### What you need to do
Retype only what runs from the beginning of the data through the line with "plt.rcParams['font.family'] = ['Roboto', 'DejaVu"; please omit the pictures and keep every line exact.
— BEGIN Data supplied —
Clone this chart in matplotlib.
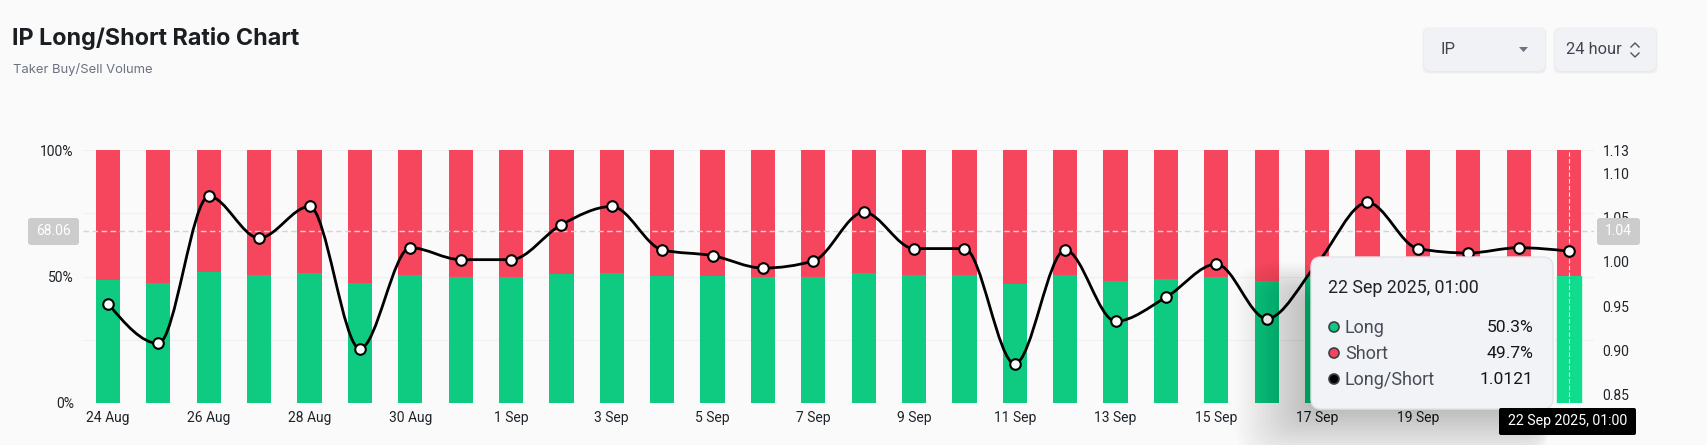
import numpy as np
import matplotlib
matplotlib.use("Agg")
import matplotlib.pyplot as plt
from matplotlib.path import Path
from matplotlib.patches import PathPatch, FancyBboxPatch, Circle

plt.rcParams['font.family'] = ['Roboto', 'DejaVu Sans']

days = ["24 Aug","25 Aug","26 Aug","27 Aug","28 Aug","29 Aug","30 Aug","31 Aug","1 Sep","2 Sep",
        "3 Sep","4 Sep","5 Sep","6 Sep","7 Sep","8 Sep","9 Sep","10 Sep","11 Sep","12 Sep",
        "13 Sep","14 Sep","15 Sep","16 Sep","17 Sep","18 Sep","19 Sep","20 Sep","21 Sep","22 Sep"]
x_tick_labels = ["24 Aug","26 Aug","28 Aug","30 Aug","1 Sep","3 Sep","5 Sep","7 Sep","9 Sep","11 Sep",
                 "13 Sep","15 Sep","17 Sep","19 Sep",""]
long_pct = [48.8,47.6,51.8,50.7,51.5,47.4,50.4,50.0,50.0,51.0,51.5,50.3,50.2,49.7,50.0,51.3,50.4,50.4,
            47.0,50.4,48.3,49.0,49.9,48.3,49.9,51.6,50.4,50.2,50.4,50.3]
short_pct = [100 - v for v in long_pct]
ratio = [0.953,0.908,1.074,1.027,1.0625,0.902,1.016,1.0025,1.0025,1.042,1.0625,1.0135,1.007,0.993,1.001,
         1.056,1.015,1.015,0.885,1.0135,0.933,0.960,0.9975,0.936,0.998,1.067,1.015,1.010,1.016,1.0121]
left_ticks = [0, 25, 50, 75, 100]
left_labels = ["0%", "", "50%", "", "100%"]
right_ticks = [0.85, 0.90, 0.95, 1.00, 1.05, 1.10, 1.126]
right_labels = ["0.85", "0.90", "0.95", "1.00", "1.05", "1.10", "1.13"]
cross_left = 68.06

GREEN, RED = "#0ecb81", "#f6465d"
HOVER_GREEN = "#0fdc8c"
W, H = 1707, 445
BG = "#fafafa"

fig = plt.figure(figsize=(W/100, H/100), dpi=100, facecolor=BG)
L, R, T, B = 82.8, 1594.2, 150.2, 402.8
ax = fig.add_axes([L/W, 1-B/H, (R-L)/W, (B-T)/H], facecolor="none")
x = np.arange(len(days))
bars = ax.bar(x, long_pct, width=0.48, color=GREEN, zorder=2)
bars[-1].set_color(HOVER_GREEN)
ax.bar(x, short_pct, bottom=long_pct, width=0.48, color=RED, zorder=2)
ax.set_xlim(-0.5, len(days)-0.5)
ax.set_ylim(0, 100)
ax.set_yticks(left_ticks, left_labels)
ax.set_xticks(x[::2], x_tick_labels)
ax.tick_params(axis='both', length=0, labelsize=10, labelcolor="#1e2329")
ax.tick_params(axis='x', pad=6)
ax.tick_params(axis='y', pad=6.5)
ax.grid(axis='y', color="#f0f0f0", lw=0.8, zorder=0)
for s in ax.spines.values():
    s.set_visible(False)
ax.axhline(cross_left, color="#d4d4d4", lw=1, ls=(0, (4, 2.5)), zorder=3)
ax.axvline(x[-1], color="#e6e6e6", lw=0.8, ls=(0, (4, 2)), zorder=3)

ax2 = ax.twinx()
ax2.set_ylim(0.841, 1.126)
ax2.set_yticks(right_ticks, right_labels)
ax2.tick_params(axis='y', length=0, labelsize=10, labelcolor="#1e2329", pad=6)
for s in ax2.spines.values():
    s.set_visible(False)

# monotone cubic curve through the ratio points, as Bezier segments
yv = np.asarray(ratio, float)
sl = np.diff(yv)
t = np.zeros_like(yv)
for i in range(1, len(yv)-1):
    a, b = sl[i-1], sl[i]
    t[i] = (np.sign(a)+np.sign(b))*min(abs(a), abs(b), 0.25*abs(a+b))
t[0] = (3*sl[0]-t[1])/2
t[-1] = (3*sl[-1]-t[-2])/2
verts = [(x[0], yv[0])]
codes = [Path.MOVETO]
for i in range(len(yv)-1):
    verts += [(x[i]+1/3, yv[i]+t[i]/3), (x[i+1]-1/3, yv[i+1]-t[i+1]/3), (x[i+1], yv[i+1])]
    codes += [Path.CURVE4]*3
ax2.add_patch(PathPatch(Path(verts, codes), fc="none", ec="black", lw=2.0, zorder=4))
ax2.plot(x, yv, ls="none", marker="o", ms=7.6, mfc="white", mec="black", mew=1.5, zorder=5)

# overlay in pixel coordinates: header, controls, tooltip
ui = fig.add_axes([0, 0, 1, 1], facecolor="none")
ui.set_xlim(0, W)
ui.set_ylim(H, 0)
ui.axis("off")

def box(x0, y0, x1, y1, r, **kw):
    p = FancyBboxPatch((x0+r, y0+r), x1-x0-2*r, y1-y0-2*r,
                       boxstyle=f"round,pad={r},rounding_size={r}", **kw)
    ui.add_patch(p)
    return p

ui.text(12, 38, "IP Long/Short Ratio Chart", fontsize=16.8, fontweight="bold", family="Inter", color="#1a1d21", va="center")
ui.text(13, 69, "Taker Buy/Sell Volume", fontsize=9.4, family="Inter", color="#6b7280", va="center")

for (x0, x1) in [(1424, 1545), (1555, 1656)]:
    for g in range(1, 5):
        box(x0-g/2, 28-g/2+1, x1+g/2, 71+g/2+1, 7, fc="black", ec="none", alpha=0.015)
    box(x0, 28, x1, 71, 7, fc="#f0f2f5", ec="none")
ui.text(1440, 50, "IP", fontsize=12, color="#3f4650", va="center")
ui.fill([1519, 1528, 1523.5], [47, 47, 52], color="#6b7280", lw=0)
ui.text(1566, 50, "24 hour", fontsize=11.8, color="#3f4650", va="center")
ui.plot([1631, 1635, 1639], [47, 43, 47], color="#4b5563", lw=1)
ui.plot([1631, 1635, 1639], [53, 57, 53], color="#4b5563", lw=1)

# crosshair value tags
box(28, 218, 79, 245, 3, fc="#cccccc", ec="none")
ui.text(53.5, 231, "68.06", fontsize=10, color="white", ha="center", va="center")
box(1597, 218, 1640, 245, 3, fc="#cccccc", ec="none")
ui.text(1618.5, 231, "1.04", fontsize=10, color="white", ha="center", va="center")

# tooltip with soft shadow falling to the lower left
for g in np.linspace(75, 4, 20):
    box(1311-g, 300-g*0.5, 1540+g*0.12, 409+g*0.7, 10+g/3, fc="black", ec="none", alpha=0.012)
box(1311, 257, 1553, 409, 10, fc="#f1f3f6", ec="#e2e4e8", lw=1)
ui.text(1328, 288, "22 Sep 2025, 01:00", fontsize=12.8, color="#1e2329", va="center")
rows = [("Long", "50.3%", GREEN, 328), ("Short", "49.7%", RED, 354), ("Long/Short", "1.0121", "black", 380)]
for name, val, col, y in rows:
    ui.add_patch(Circle((1334, y-1), 5, fc=col, ec="#3a3f47", lw=1.2))
    ui.text(1345, y, name, fontsize=13, color="#474d57", va="center")
    ui.text(1533, y, val, fontsize=12.6, color="#14171a", va="center", ha="right")

# date tag on the axis
box(1499, 408, 1636, 435, 2, fc="black", ec="none")
ui.text(1567.5, 421.5, "22 Sep 2025, 01:00", fontsize=10.2, color="white", ha="center", va="center")

fig.savefig("out.png", dpi=100, facecolor=BG)
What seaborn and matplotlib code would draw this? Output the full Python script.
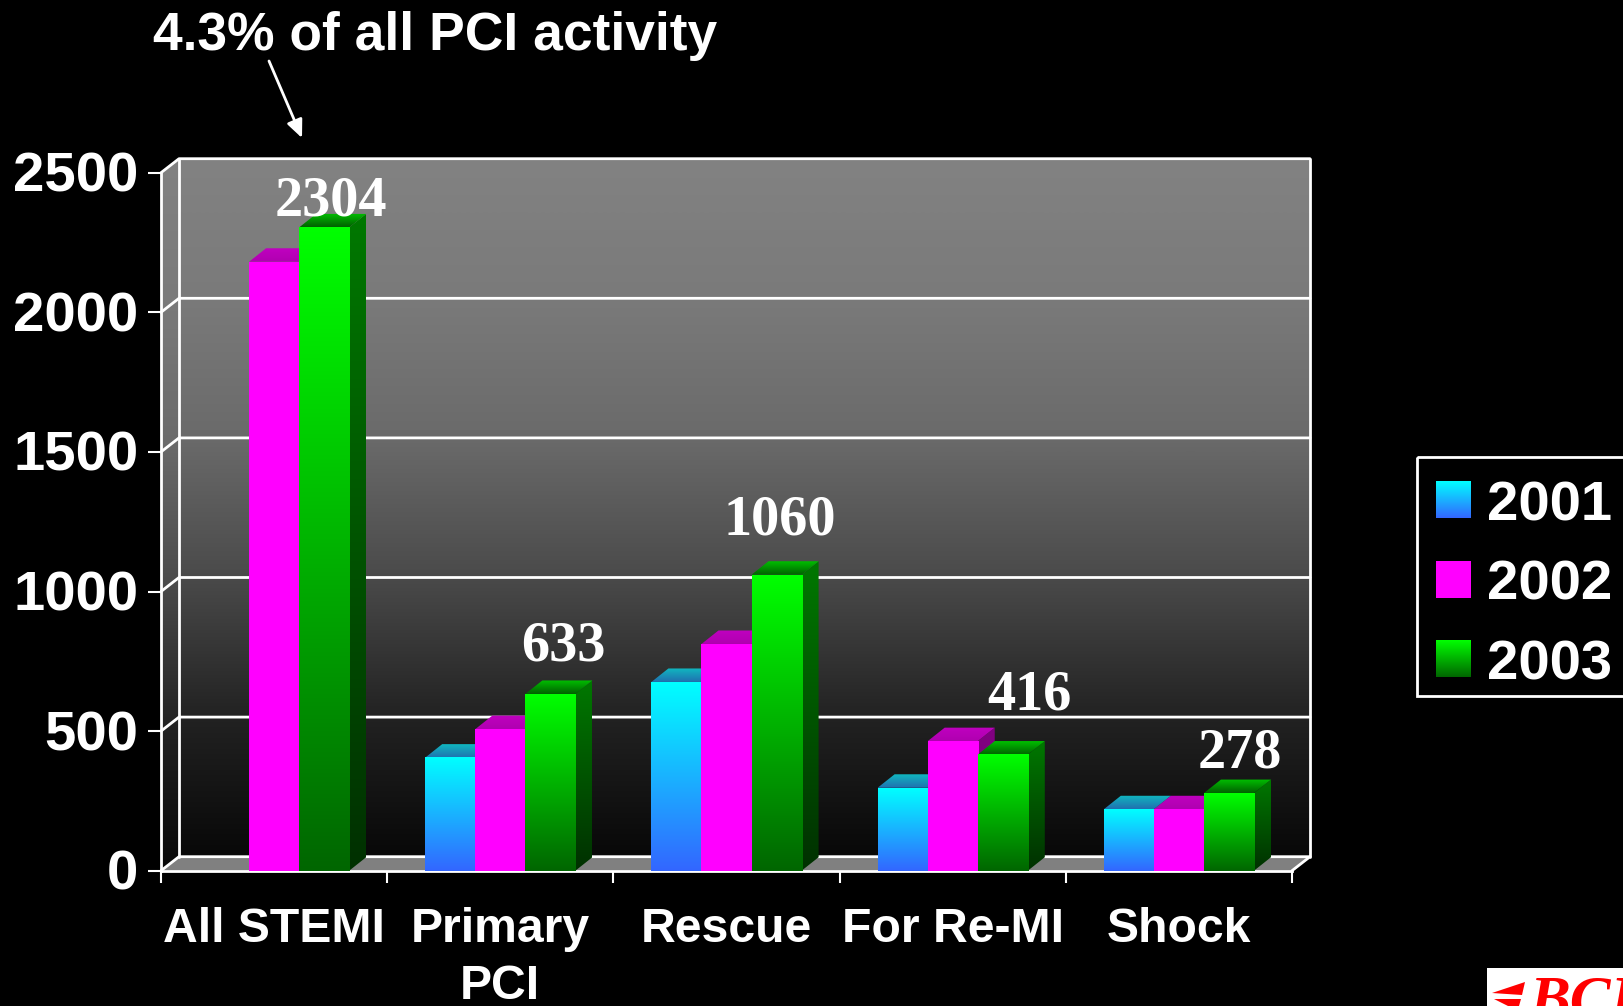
import numpy as np
import pandas as pd
import matplotlib
matplotlib.use('Agg')
import matplotlib.pyplot as plt
import matplotlib.colors as mcolors
from matplotlib.patches import Polygon, Patch, Rectangle
from matplotlib.transforms import ScaledTranslation
import seaborn as sns

# values
procedures = ['All STEMI', 'Primary\nPCI', 'Rescue', 'For Re-MI', 'Shock']
counts_2001 = [np.nan, 405, 676, 297, 220]
counts_2002 = [2181, 507, 812, 464, 220]
counts_2003 = [2304, 633, 1060, 416, 278]
years = ['2001', '2002', '2003']
y_ticks = [0, 500, 1000, 1500, 2000, 2500]
shown_labels = ['2304', '633', '1060', '416', '278']
# where the label sits relative to the top of the green bar (pixels)
label_dx = [7, 13, 3, 27, 11]
label_dy = [12, 33, 40, 45, 26]

W, H = 1623, 1006
DX, DY = 18, 14      # depth of the chart box
BDX, BDY = 17, 13.5  # depth of a bar
LW = 2.0

sns.set_theme(style='white')
plt.rcParams['font.family'] = ['Liberation Sans', 'DejaVu Sans']
plt.rcParams['font.weight'] = 'bold'

df = pd.DataFrame({
    'procedure': procedures * 3,
    'year': [y for y in years for _ in procedures],
    'count': counts_2001 + counts_2002 + counts_2003,
})

fig = plt.figure(figsize=(W / 100, H / 100), dpi=100, facecolor='black')

bg = fig.add_axes([0, 0, 1, 1], zorder=0)
ax = fig.add_axes([161 / W, 1 - 870.7 / H, (1292 - 161) / W, 698 / H], zorder=1)
px = fig.add_axes([0, 0, 1, 1], zorder=2)
for a in (bg, px):
    a.set_xlim(0, W)
    a.set_ylim(H, 0)
    a.axis('off')
    a.set_autoscale_on(False)

palette = {'2001': '#00ffff', '2002': '#ff00ff', '2003': '#00ff00'}
sns.barplot(data=df, x='procedure', y='count', hue='year', hue_order=years,
            order=procedures, palette=palette, width=0.664, gap=0, saturation=1,
            linewidth=0, legend=False, ax=ax)

ax.patch.set_visible(False)
ax.set_xlim(-0.5, 4.5)
ax.set_ylim(0, 2500)
ax.set_xlabel('')
ax.set_ylabel('')
ax.set_yticks(y_ticks)
ax.set_xticks(range(len(procedures)), procedures)
ax.set_xticks(np.arange(-0.5, 5), minor=True)
ax.tick_params(axis='y', colors='white', labelsize=40.5, length=9.4, width=1.5, pad=7, left=True)
ax.tick_params(axis='x', which='major', colors='white', labelsize=34.7, length=0, pad=26)
ax.tick_params(axis='x', which='minor', colors='white', length=8.5, width=1.5, bottom=True)
for s in ('top', 'right'):
    ax.spines[s].set_visible(False)
for s in ('left', 'bottom'):
    ax.spines[s].set_color('white')
    ax.spines[s].set_linewidth(LW)
for label in ax.get_xticklabels():
    label.set_linespacing(1.34)
for label in ax.get_yticklabels():
    label.set_transform(label.get_transform() + ScaledTranslation(0, 1 / 100, fig.dpi_scale_trans))


def to_px(x, y):
    p = ax.transData.transform((x, y))
    return p[0], H - p[1]


def gradient(target, x0, x1, y0, y1, top, bottom, clip, z):
    t = np.linspace(0, 1, 256)[:, None, None]
    c0 = np.array(mcolors.to_rgb(top))[None, None, :]
    c1 = np.array(mcolors.to_rgb(bottom))[None, None, :]
    im = target.imshow((1 - t) * c0 + t * c1, extent=(x0, x1, y1, y0), origin='upper',
                       aspect='auto', interpolation='bilinear', zorder=z)
    if clip is not None:
        im.set_clip_path(Polygon(clip, closed=True, transform=target.transData))
    return im


def wall(target, x0, x1, y0, y1, clip, z):
    # the grey of the wall does not fall off evenly
    stops = [0, 0.2, 0.4, 0.6, 0.8, 1]
    greys = [0x82, 0x7a, 0x6a, 0x4a, 0x22, 0x08]
    g = np.interp(np.linspace(0, 1, 256), stops, greys) / 255
    im = target.imshow(np.dstack([g, g, g])[:, None, :].reshape(256, 1, 3), extent=(x0, x1, y1, y0),
                       origin='upper', aspect='auto', interpolation='bilinear', zorder=z)
    if clip is not None:
        im.set_clip_path(Polygon(clip, closed=True, transform=target.transData))


# chart box behind the bars
fx0, fy0 = to_px(-0.5, 0)
fx1, fy1 = to_px(4.5, 2500)
bx0, bx1 = fx0 + DX, fx1 + DX
wall(bg, bx0, bx1, fy1 - DY, fy0 - DY, None, 1)
side = [(fx0, fy1), (bx0, fy1 - DY), (bx0, fy0 - DY), (fx0, fy0)]
wall(bg, fx0, bx0, fy1 - DY, fy0, side, 1)
bg.add_patch(Polygon([(fx0, fy0), (bx0, fy0 - DY), (bx1, fy0 - DY), (fx1, fy0)],
                     facecolor='#808080', edgecolor='none', zorder=2))
for v in y_ticks:
    _, y = to_px(0, v)
    bg.plot([fx0, bx0, bx1], [y, y - DY, y - DY], color='white', lw=LW, zorder=3)
bg.plot([bx0, bx0], [fy1 - DY, fy0 - DY], color='white', lw=LW, zorder=3)
bg.plot([bx1, bx1], [fy1 - DY, fy0 - DY], color='white', lw=LW, zorder=3)
bg.plot([fx1, bx1], [fy0, fy0 - DY], color='white', lw=LW, zorder=3)

# 3d faces on the seaborn bars, left to right so neighbours overlap correctly
front = {'2001': ('#00ffff', '#3366ff'), '2002': ('#ff00ff', '#ff00ff'), '2003': ('#00ff00', '#006600')}
side_c = {'2001': ('#008080', '#1a3380'), '2002': ('#800080', '#800080'), '2003': ('#007800', '#003000')}
top_c = {'2001': ('#10b8c0', '#2070b0'), '2002': ('#c000c0', '#b000b0'), '2003': ('#00c000', '#006000')}

bars = []
for year, container in zip(years, ax.containers):
    for bar in container:
        if np.isnan(bar.get_height()) or bar.get_height() <= 0:
            continue
        bars.append((bar.get_x(), bar, year))
bars.sort(key=lambda b: b[0])

green_tops = []
for i, (_, bar, year) in enumerate(bars):
    x0, y0 = to_px(bar.get_x(), bar.get_height())
    x1, y1 = to_px(bar.get_x() + bar.get_width(), 0)
    z = 10 + i * 3
    s = [(x1, y0), (x1 + BDX, y0 - BDY), (x1 + BDX, y1 - BDY), (x1, y1)]
    gradient(px, x1, x1 + BDX, y0 - BDY, y1, side_c[year][0], side_c[year][1], s, z)
    t = [(x0, y0), (x0 + BDX, y0 - BDY), (x1 + BDX, y0 - BDY), (x1, y0)]
    gradient(px, x0, x1 + BDX, y0 - BDY, y0, top_c[year][0], top_c[year][1], t, z + 1)
    gradient(px, x0, x1, y0, y1, front[year][0], front[year][1], None, z + 2)
    if year == '2003':
        green_tops.append(((x0 + x1) / 2, y0))

for (cx, cy), txt, dx, dy in zip(green_tops, shown_labels, label_dx, label_dy):
    px.text(cx + dx, cy - dy, txt, color='white', fontsize=40.5, ha='center', va='baseline',
            family=['Liberation Serif', 'DejaVu Serif'], fontweight='bold', zorder=100)

# title and arrow
px.text(153, 50, '4.3% of all PCI activity', color='white', fontsize=38.4, fontweight='bold',
        ha='left', va='baseline', zorder=100)
px.annotate('', xy=(302, 138), xytext=(269, 61), zorder=100,
            arrowprops=dict(arrowstyle='-|>,head_length=0.9,head_width=0.4', color='white', lw=2,
                            shrinkA=0, shrinkB=0))

# legend, its box is drawn apart because the rows do not sit centred in it
px.add_patch(Rectangle((1417, 457), W + 20 - 1417, 696 - 457, facecolor='none', edgecolor='white',
                       linewidth=LW, zorder=100))
bg.add_patch(Rectangle((1417, 457), W + 20 - 1417, 696 - 457, facecolor='black', edgecolor='none', zorder=5))
handles = [Patch(facecolor=palette[y], edgecolor='none', label=y) for y in years]
leg = ax.legend(handles=handles, loc='upper left', bbox_to_anchor=(1417 / W, 1 - 461 / H),
                bbox_transform=fig.transFigure, borderaxespad=0, fontsize=40.5, labelcolor='white',
                handlelength=0.61, handleheight=0.61, handletextpad=0.3, labelspacing=0.49,
                borderpad=0.34, frameon=False)
fig.canvas.draw()
for handle, year in zip(leg.legend_handles, years):
    ext = handle.get_window_extent()
    gradient(px, ext.x0, ext.x1, H - ext.y1, H - ext.y0, front[year][0], front[year][1], None, 100)

# logo in the corner, cut off by the edge of the slide
px.add_patch(Rectangle((1487, 968), W - 1487, H - 968, facecolor='white', edgecolor='none', zorder=100))
px.add_patch(Polygon([(1492, 993), (1525, 982), (1522, 995)], facecolor='#ff0000', edgecolor='none', zorder=101))
px.add_patch(Polygon([(1494, 999), (1521, 999), (1519, 1006), (1508, 1006)], facecolor='#ff0000', edgecolor='none', zorder=101))
px.text(1530, 1018, 'BCI', color='#ff0000', fontsize=44, fontstyle='italic', fontweight='bold',
        family=['Liberation Serif', 'DejaVu Serif'], ha='left', va='baseline', zorder=101)

fig.savefig('out.png', dpi=100, facecolor='black')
— END Data supplied —
### Exercise response
Clone this chart in matplotlib.
import numpy as np
import matplotlib
matplotlib.use("Agg")
import matplotlib.pyplot as plt
from matplotlib.path import Path
from matplotlib.patches import PathPatch, FancyBboxPatch, Circle

plt.rcParams['font.family'] = ['Roboto', 'DejaVu Sans']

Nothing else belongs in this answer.